Monday, Jun. 09, 1980
The Real Nixon
He writes a primer on power
In case anyone is still searching for the real Richard Nixon, he may be found in the former President's latest book: The Real War (Warner Books; 341 pages; $12.50). This impassioned call to arms expresses Nixon's combative view of the world. In his way, Nixon has updated Machiavelli's The Prince and written a primer for power politics. "World leadership," he warns, "requires something in many ways alien to the American cast of mind. It requires placing limits on idealism, compromising with reality, at times matching duplicity with duplicity, and even brutality with brutality."
Nixon believes that ever since the end of World War II, the U.S. has been engaged in an undeclared Third World War with the Soviet Union, "and we are losing it." The Soviets are relying on a grand strategy to undermine the West. He quotes Leonid Brezhnev telling Somali President Siad Barre: "Our aim is to gain control of the two great treasure houses on which the West depends--the energy treasure house of the Persian Gulf and the mineral treasure house of central and southern Africa."
The primary purpose of American foreign policy, writes Nixon, should be to prevent this from happening. All other causes are secondary: arms negotiations, relations with less developed nations, enforcing "human rights" around the globe. Nixon has Machiavellian contempt for people who find excuses for Soviet aggression, like those who justify the invasion of Afghanistan on the grounds that the giant empire needs secure borders. "The Russian appetite for 'security' is insatiable," he writes.
The Soviet drive for domination cannot be blunted by what he calls "American purists who inspect the world with white gloves and disdain association with any but the spotless." Nixon feels it is imperative not to weaken our allies by insisting too rigidly on internal reforms, but he skips over the fact that a repressive regime may fall of its own weight. Part of the dilemma for the U.S. is to decide at what point an allied regime is still viable.
The Soviet threat must be countered, says Nixon, by a dramatic military buildup and by a willingness to confront the Soviets whenever they embark on some aggressive act. By way of illustration, he cites his own action in 1973 when he ordered a military alert to warn the Soviet Union against sending troops to intervene in the Arab-Israeli war.
Like the Prince, Nixon thinks a leader should be more feared than loved. In the open society of the U.S., he writes, "we have all but one of our cards face up on the table. Our only covered card is the will, nerve, and unpredictability of the President." Nixon favors playing that card for all it is worth, even to the point of never letting the enemy be sure whether the President might in extreme circumstances launch a pre-emptive strike. Since 1974, Nixon points out, several countries have come under Communist domination. Among them: Cambodia, South Yemen, Ethiopia, Mozambique, Afghanistan. Advises he: "We have to recover the geopolitical momentum, marshaling and using our resources in the tradition of a great power."

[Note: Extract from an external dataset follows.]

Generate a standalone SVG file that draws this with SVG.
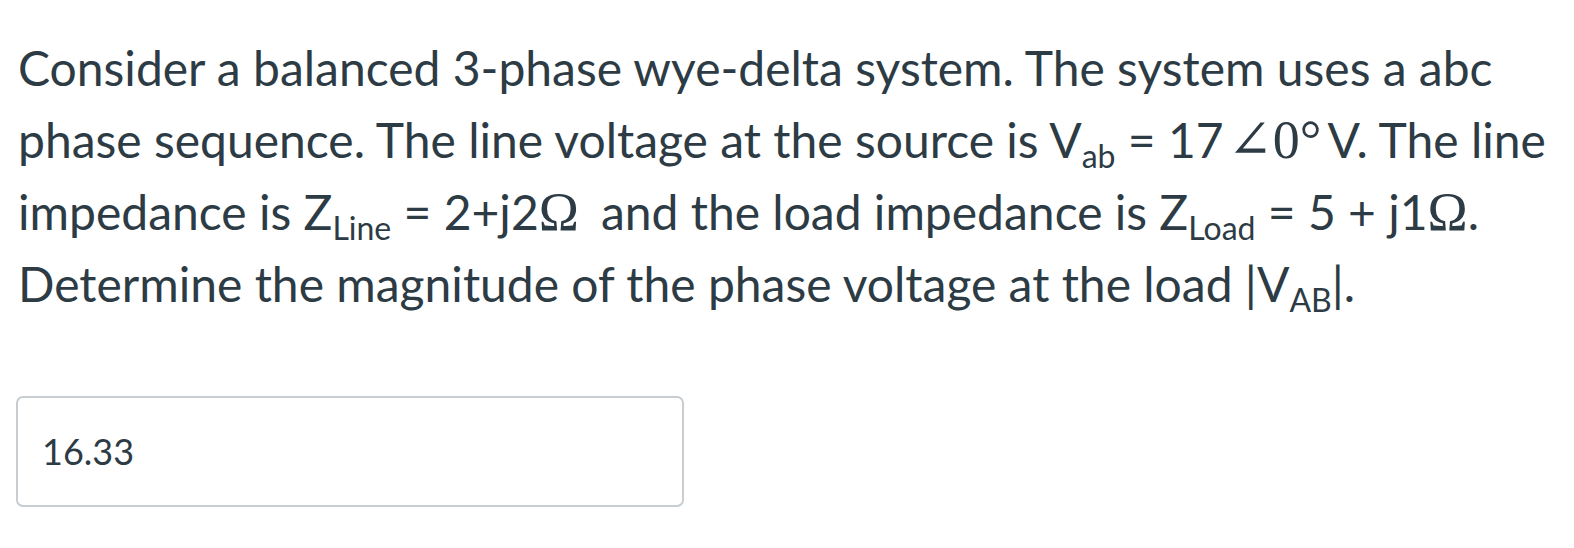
<svg xmlns="http://www.w3.org/2000/svg" width="1574" height="548" viewBox="0 0 1574 548">
<style>
.t{font-family:Lato,"Open Sans","Liberation Sans",sans-serif;font-size:48px;fill:#2d3b45}
.s{font-size:32px}
.m{font-family:"Liberation Serif","DejaVu Serif",serif;font-size:54px}
</style>
<rect width="1574" height="548" fill="#fff"/>
<g id="question">
<text class="t" x="18" y="86">Consider a balanced 3-phase wye-delta system. The system uses a abc</text>
<text class="t" x="18" y="158">phase sequence. The line voltage at the source is V<tspan class="s" dy="10">ab</tspan><tspan dy="-10"> = 17</tspan><tspan class="m" dx="4">∠0°</tspan><tspan dx="6">V. The line</tspan></text>
<text class="t" x="18" y="230">impedance is Z<tspan class="s" dy="10">Line</tspan><tspan dy="-10"> = 2+j2</tspan><tspan class="m">Ω</tspan><tspan dx="22">and the load impedance is Z</tspan><tspan class="s" dy="10">Load</tspan><tspan dy="-10"> = 5 + j1</tspan><tspan class="m">Ω</tspan>.</text>
<text class="t" x="18" y="302">Determine the magnitude of the phase voltage at the load |V<tspan class="s" dy="10">AB</tspan><tspan dy="-10">|.</tspan></text>
</g>
<g id="answer">
<rect x="17" y="397" width="666" height="109" rx="6" fill="#fff" stroke="#c7cdd1" stroke-width="2"/>
<text class="t" x="42" y="465" style="font-size:36px">16.33</text>
</g>
</svg>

Nixon as Machiavellian realist also pulls the strings in Spiro Agnew's account of how he was forced out of the vice presidency: Go Quietly . . . or else (Morrow; 288 pages; $10.95). Agnew says he would never have given up the post if his boss had supported him. But when word leaked that Agnew was under investigation for accepting kickbacks even while in the White House, the President dexterously arranged to jettison him. His Chief of Staff, General Alexander Haig, finally warned that if Agnew did not step down, things could "get nasty and dirty."
In a burst of hyperbole that seems wildly excessive even for the darkest hours of the Watergate White House, Agnew writes that he feared for his life at the hands of Nixon aides who would stop at nothing to save the President. After vigorous bargaining, he pleaded nolo contendere to one count of income tax evasion and left office. Had he known Nixon was so vulnerable, he says now, he might have fought for his job and thus become President. It was that possibility that alarmed so many people in government, even the Prince.